Former Libyan revolutionaries still hold about 7,000 people, and some reportedly have been subjected to torture and ill treatment, according to a U.N. report circulated Monday.
The report by U.N. Secretary-General Ban Ki-moon, made public before a Security Council briefing about Libya on Monday afternoon, says that many of the inmates have no access to due process in the absence of a functioning police and judiciary.
It also says that sub-Saharan Africans, in some cases accused or suspected of being mercenaries hired by Moammar Gadhafi's regime, constitute a large number of those held.
"While the (National Transitional Council) has taken some steps toward transferring responsibility for the detainees from brigades to proper state authorities, much remains to be done to regularize detention, prevent abuse and bring about the release of those whose detention should not be prolonged," the report says.
"I believe that the leaders of the new Libya are indeed committed to building a society based on the respect for human rights," Ban said in his report. "Achieving this requires the earliest possible action, however difficult the circumstances, to end arbitrary detention and prevent abuses and discrimination, against third country nationals as well as against any group of Libya's own citizens."
The spokesman for Libya's new army, Ahmed Bani, said in Libya on Monday that he was unaware of the reported mistreatment.

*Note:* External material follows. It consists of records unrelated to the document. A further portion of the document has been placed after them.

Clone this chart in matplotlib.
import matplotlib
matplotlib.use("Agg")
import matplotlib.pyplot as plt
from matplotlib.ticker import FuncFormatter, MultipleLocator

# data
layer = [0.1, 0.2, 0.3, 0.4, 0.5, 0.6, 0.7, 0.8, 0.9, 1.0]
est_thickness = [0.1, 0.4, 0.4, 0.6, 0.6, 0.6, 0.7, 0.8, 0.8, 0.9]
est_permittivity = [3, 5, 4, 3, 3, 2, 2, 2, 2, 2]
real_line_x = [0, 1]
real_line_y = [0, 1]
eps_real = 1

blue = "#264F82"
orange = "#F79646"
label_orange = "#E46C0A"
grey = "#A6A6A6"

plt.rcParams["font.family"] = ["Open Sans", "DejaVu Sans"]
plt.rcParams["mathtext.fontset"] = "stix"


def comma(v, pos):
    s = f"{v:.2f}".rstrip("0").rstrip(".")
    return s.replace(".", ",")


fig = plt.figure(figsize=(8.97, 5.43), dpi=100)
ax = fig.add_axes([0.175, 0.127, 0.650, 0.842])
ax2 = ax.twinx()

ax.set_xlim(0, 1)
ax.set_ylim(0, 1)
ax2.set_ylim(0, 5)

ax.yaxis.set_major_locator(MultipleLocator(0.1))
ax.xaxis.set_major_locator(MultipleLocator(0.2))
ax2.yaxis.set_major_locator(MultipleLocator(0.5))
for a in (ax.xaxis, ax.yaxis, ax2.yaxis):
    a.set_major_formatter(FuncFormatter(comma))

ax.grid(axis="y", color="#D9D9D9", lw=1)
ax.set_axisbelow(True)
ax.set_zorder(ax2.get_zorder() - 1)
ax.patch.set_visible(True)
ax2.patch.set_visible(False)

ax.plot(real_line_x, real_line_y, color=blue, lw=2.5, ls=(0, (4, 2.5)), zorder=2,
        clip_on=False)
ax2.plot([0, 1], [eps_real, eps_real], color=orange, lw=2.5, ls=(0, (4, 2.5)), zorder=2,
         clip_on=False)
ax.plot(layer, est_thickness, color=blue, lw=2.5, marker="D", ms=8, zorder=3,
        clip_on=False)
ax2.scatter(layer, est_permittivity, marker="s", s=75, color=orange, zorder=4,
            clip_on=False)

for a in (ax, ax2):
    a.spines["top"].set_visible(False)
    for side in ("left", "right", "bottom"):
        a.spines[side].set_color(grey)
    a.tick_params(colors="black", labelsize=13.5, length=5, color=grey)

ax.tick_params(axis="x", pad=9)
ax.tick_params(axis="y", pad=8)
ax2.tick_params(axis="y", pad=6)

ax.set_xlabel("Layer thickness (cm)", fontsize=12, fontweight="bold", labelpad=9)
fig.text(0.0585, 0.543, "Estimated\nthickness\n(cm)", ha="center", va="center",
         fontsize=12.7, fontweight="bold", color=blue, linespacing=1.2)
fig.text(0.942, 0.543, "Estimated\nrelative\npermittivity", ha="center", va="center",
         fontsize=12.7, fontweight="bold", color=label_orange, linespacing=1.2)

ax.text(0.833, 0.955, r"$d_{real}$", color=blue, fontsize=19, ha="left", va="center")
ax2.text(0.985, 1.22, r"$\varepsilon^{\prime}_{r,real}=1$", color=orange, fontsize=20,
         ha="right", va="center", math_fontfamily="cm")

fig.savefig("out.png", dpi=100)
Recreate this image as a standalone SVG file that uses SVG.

"I am not sure if it happened. Maybe, but if it happened, don't blame us. We were suffering for 42 years. He was hurting us, he was killing us and he raped our women," he said.

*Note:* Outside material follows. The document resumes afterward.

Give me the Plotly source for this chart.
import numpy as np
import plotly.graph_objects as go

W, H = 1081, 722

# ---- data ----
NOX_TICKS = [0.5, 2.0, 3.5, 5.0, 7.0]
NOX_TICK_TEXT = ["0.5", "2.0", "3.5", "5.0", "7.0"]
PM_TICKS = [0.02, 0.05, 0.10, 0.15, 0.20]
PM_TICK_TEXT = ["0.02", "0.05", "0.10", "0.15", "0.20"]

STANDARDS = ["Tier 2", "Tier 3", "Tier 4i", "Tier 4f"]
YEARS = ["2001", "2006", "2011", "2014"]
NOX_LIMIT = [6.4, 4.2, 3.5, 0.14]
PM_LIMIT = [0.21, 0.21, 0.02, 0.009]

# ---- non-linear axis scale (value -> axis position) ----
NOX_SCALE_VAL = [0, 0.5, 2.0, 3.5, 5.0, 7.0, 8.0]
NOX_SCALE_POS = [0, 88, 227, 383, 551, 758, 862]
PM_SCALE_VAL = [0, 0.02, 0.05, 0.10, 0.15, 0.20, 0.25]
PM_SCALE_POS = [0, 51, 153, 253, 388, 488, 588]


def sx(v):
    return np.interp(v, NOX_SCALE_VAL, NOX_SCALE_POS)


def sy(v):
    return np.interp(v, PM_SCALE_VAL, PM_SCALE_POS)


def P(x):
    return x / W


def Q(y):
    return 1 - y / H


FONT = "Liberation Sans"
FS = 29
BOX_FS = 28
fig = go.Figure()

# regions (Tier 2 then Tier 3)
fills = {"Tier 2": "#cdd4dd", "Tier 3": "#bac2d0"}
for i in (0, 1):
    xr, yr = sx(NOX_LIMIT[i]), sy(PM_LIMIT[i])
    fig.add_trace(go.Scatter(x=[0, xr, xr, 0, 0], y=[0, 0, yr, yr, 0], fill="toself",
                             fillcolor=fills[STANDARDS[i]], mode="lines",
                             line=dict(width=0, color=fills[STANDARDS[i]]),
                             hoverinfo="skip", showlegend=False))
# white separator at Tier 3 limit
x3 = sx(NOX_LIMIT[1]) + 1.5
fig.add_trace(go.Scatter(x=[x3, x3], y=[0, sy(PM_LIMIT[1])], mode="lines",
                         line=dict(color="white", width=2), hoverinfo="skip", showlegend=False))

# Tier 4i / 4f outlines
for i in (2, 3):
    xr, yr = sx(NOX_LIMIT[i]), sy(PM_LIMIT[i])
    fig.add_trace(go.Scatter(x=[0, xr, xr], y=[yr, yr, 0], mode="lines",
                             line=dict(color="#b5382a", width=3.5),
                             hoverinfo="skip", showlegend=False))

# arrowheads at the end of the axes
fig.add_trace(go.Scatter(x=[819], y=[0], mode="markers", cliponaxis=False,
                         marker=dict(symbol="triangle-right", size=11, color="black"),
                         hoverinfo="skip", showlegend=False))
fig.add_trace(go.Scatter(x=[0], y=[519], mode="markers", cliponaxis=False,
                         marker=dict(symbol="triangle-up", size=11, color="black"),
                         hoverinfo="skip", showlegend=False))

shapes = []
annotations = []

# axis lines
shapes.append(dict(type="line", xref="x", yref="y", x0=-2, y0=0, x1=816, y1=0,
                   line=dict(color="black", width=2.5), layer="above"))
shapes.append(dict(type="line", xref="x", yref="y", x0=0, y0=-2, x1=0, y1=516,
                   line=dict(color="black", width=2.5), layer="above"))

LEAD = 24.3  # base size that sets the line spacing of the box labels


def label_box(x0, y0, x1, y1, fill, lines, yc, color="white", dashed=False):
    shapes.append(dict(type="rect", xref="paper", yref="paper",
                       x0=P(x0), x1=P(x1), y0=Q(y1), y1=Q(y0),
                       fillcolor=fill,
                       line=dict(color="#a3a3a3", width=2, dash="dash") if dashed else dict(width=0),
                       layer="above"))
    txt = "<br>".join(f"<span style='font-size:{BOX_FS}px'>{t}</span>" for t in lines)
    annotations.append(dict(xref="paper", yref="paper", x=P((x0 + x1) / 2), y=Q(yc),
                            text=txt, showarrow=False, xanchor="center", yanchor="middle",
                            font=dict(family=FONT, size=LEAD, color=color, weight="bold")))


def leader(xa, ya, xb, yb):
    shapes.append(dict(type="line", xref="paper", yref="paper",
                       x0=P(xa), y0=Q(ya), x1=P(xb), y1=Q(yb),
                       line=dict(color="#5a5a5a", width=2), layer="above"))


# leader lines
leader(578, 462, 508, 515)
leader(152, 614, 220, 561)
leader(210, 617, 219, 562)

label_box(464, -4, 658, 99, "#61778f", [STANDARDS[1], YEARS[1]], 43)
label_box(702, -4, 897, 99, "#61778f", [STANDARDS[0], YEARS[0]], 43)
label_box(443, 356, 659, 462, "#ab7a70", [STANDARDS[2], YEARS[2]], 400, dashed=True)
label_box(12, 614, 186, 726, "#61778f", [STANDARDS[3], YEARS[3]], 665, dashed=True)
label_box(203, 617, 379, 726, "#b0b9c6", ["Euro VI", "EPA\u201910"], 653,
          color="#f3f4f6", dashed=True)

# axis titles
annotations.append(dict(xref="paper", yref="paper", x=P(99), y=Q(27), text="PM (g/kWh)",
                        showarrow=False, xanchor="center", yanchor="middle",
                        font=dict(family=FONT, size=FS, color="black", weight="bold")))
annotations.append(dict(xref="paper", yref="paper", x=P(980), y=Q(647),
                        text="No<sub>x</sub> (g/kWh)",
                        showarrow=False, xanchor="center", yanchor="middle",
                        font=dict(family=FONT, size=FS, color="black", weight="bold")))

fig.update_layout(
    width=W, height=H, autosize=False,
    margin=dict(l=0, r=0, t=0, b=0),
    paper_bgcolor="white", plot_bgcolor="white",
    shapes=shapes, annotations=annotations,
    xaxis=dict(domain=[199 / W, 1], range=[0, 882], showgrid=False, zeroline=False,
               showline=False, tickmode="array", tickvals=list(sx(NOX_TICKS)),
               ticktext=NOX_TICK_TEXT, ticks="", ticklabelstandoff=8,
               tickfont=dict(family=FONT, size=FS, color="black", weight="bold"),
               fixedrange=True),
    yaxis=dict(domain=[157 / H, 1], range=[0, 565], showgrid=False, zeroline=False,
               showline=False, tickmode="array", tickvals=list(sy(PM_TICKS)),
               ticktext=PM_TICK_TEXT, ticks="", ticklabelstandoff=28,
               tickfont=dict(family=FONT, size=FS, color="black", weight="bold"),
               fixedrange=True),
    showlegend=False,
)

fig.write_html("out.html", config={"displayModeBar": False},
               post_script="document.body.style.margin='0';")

Ban's special representative for Libya, Ian Martin, told the Security Council later Monday that he had urged the new ministers of interior and defense "to give high priority to addressing swiftly" the U.N. chief's concerns regarding the detentions.
"The new government must show that it is a priority for effective action," Martin said.

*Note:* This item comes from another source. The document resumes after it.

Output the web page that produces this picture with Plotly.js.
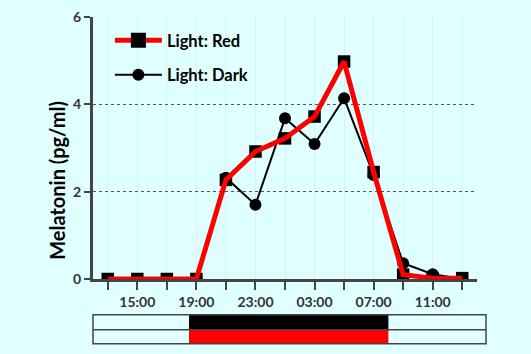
<!DOCTYPE html>
<html>
<head>
<meta charset="utf-8">
<script src="https://cdn.plot.ly/plotly-3.0.1.min.js"></script>
<style>html,body{margin:0;padding:0;background:#e0ffff;}#chart{width:531px;height:354px;}</style>
</head>
<body>
<div id="chart"></div>
<script>
// Sampling times (every 2 h, 13:00 -> 13:00 next day)
const hours = ['13:00','15:00','17:00','19:00','21:00','23:00','01:00','03:00','05:00','07:00','09:00','11:00','13:00'];
const tickLabels = ['', '15:00', '', '19:00', '', '23:00', '', '03:00', '', '07:00', '', '11:00', ''];
// Melatonin (pg/ml)
const lightRed  = [0, 0, 0, 0, 2.27, 2.92, 3.22, 3.72, 4.98, 2.45, 0.10, 0.02, 0.02];
const lightDark = [0, 0, 0, 0, 2.32, 1.70, 3.68, 3.09, 4.14, 2.38, 0.36, 0.11, 0.00];
// Dark / red-light phase, hours from midnight of day 1
const darkPeriod = [18.5, 32];
const yTicks = [0, 2, 4, 6];

const idx = hours.map((h, i) => i);
const xr = [-0.5, 12.5];
const hourToIdx = h => (h - 13) / 2;
const toPaperX = v => (v - xr[0]) / (xr[1] - xr[0]);
// plot area: top 17px, bottom 279.3px
const pyTop = 17, pyBot = 279.3;
const py = p => (pyBot - p) / (pyBot - pyTop);

const FONT = 'Lato, "Open Sans", sans-serif';

const traces = [
  {
    x: idx, y: lightDark, type: 'scatter', mode: 'lines+markers', name: 'Light: Dark',
    line: {color: '#000', width: 2},
    marker: {symbol: 'circle', size: 12, color: '#000'},
    legendgroup: 'b', legendrank: 2, hoverinfo: 'skip'
  },
  {
    x: idx, y: lightRed, type: 'scatter', mode: 'markers', name: 'Light: Red',
    marker: {symbol: 'square', size: 12.5, color: '#000'},
    showlegend: false, hoverinfo: 'skip'
  },
  {
    x: idx, y: lightRed, type: 'scatter', mode: 'lines', name: 'Light: Red',
    line: {color: '#ff0000', width: 5},
    showlegend: false, hoverinfo: 'skip'
  },
  {
    x: [null], y: [null], type: 'scatter', mode: 'lines+markers', name: 'Light: Red',
    line: {color: '#ff0000', width: 5},
    marker: {symbol: 'square', size: 15, color: '#000'},
    legendgroup: 'a', legendrank: 1, hoverinfo: 'skip'
  }
];

const dx0 = toPaperX(hourToIdx(darkPeriod[0]));
const dx1 = toPaperX(hourToIdx(darkPeriod[1]));
const boxR = (486 - 93) / 384;

const layout = {
  width: 531, height: 354,
  margin: {l: 93, r: 54, t: 17, b: 74.7, pad: 0},
  paper_bgcolor: '#e0ffff', plot_bgcolor: '#e0ffff',
  showlegend: true,
  font: {family: FONT, color: '#000'},
  xaxis: {
    range: xr, tickmode: 'array', tickvals: idx, ticktext: tickLabels,
    showline: true, linecolor: '#444', linewidth: 3,
    ticks: 'outside', ticklen: 8, tickwidth: 2, tickcolor: '#444',
    showgrid: true, gridcolor: 'rgba(0,0,0,0.05)', gridwidth: 1,
    zeroline: false, fixedrange: true,
    tickfont: {family: FONT, size: 14, color: '#333', weight: 'bold'}
  },
  yaxis: {
    range: [0, 6], tickmode: 'array', tickvals: yTicks,
    showline: true, linecolor: '#444', linewidth: 3,
    ticks: 'outside', ticklen: 6, tickwidth: 2, tickcolor: '#444',
    showgrid: true, gridcolor: '#555', griddash: 'dot', gridwidth: 1,
    zeroline: false, fixedrange: true,
    tickfont: {family: FONT, size: 14, color: '#333', weight: 'bold'}
  },
  legend: {
    x: 0.044, y: 0.977, xanchor: 'left', yanchor: 'top',
    bgcolor: 'rgba(0,0,0,0)', borderwidth: 0,
    traceorder: 'grouped', tracegroupgap: 10, itemwidth: 47,
    font: {family: FONT, size: 16.5, color: '#000', weight: 'bold'}
  },
  annotations: [{
    text: 'Melatonin (pg/ml)', textangle: -90, showarrow: false,
    xref: 'paper', yref: 'paper', x: (57 - 93) / 384, y: py(181),
    xanchor: 'center', yanchor: 'middle',
    font: {family: FONT, size: 20, color: '#000', weight: 'bold'}
  }],
  shapes: [
    {type: 'rect', xref: 'paper', yref: 'paper', x0: dx0, x1: dx1, y0: py(330), y1: py(315),
     fillcolor: '#000', line: {width: 0}},
    {type: 'rect', xref: 'paper', yref: 'paper', x0: dx0, x1: dx1, y0: py(344), y1: py(330),
     fillcolor: '#ff0000', line: {width: 0}},
    {type: 'rect', xref: 'paper', yref: 'paper', x0: 0, x1: boxR, y0: py(344), y1: py(315),
     fillcolor: 'rgba(0,0,0,0)', line: {color: '#444', width: 1.5}},
    {type: 'line', xref: 'paper', yref: 'paper', x0: 0, x1: boxR, y0: py(330), y1: py(330),
     line: {color: '#444', width: 1.5}}
  ]
};

Plotly.newPlot('chart', traces, layout, {displayModeBar: false, staticPlot: true});
</script>
</body>
</html>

The special envoy said other urgent issues include dealing with a flood of uncontrolled arms in the country, and figuring out how to free up frozen funds so the country can begin rebuilding.
U.S. Ambassador to the United Nations Susan Rice told reporters afterward that she briefed the group on a trip she made last week to Libya, where she met with activists and leaders of the transitional government.
Rice said that she found Libyans to be "overwhelming exuberant and excited about their future" and that they praised the Security Council for authorizing military force to protect civilians during Gadhafi's crackdown.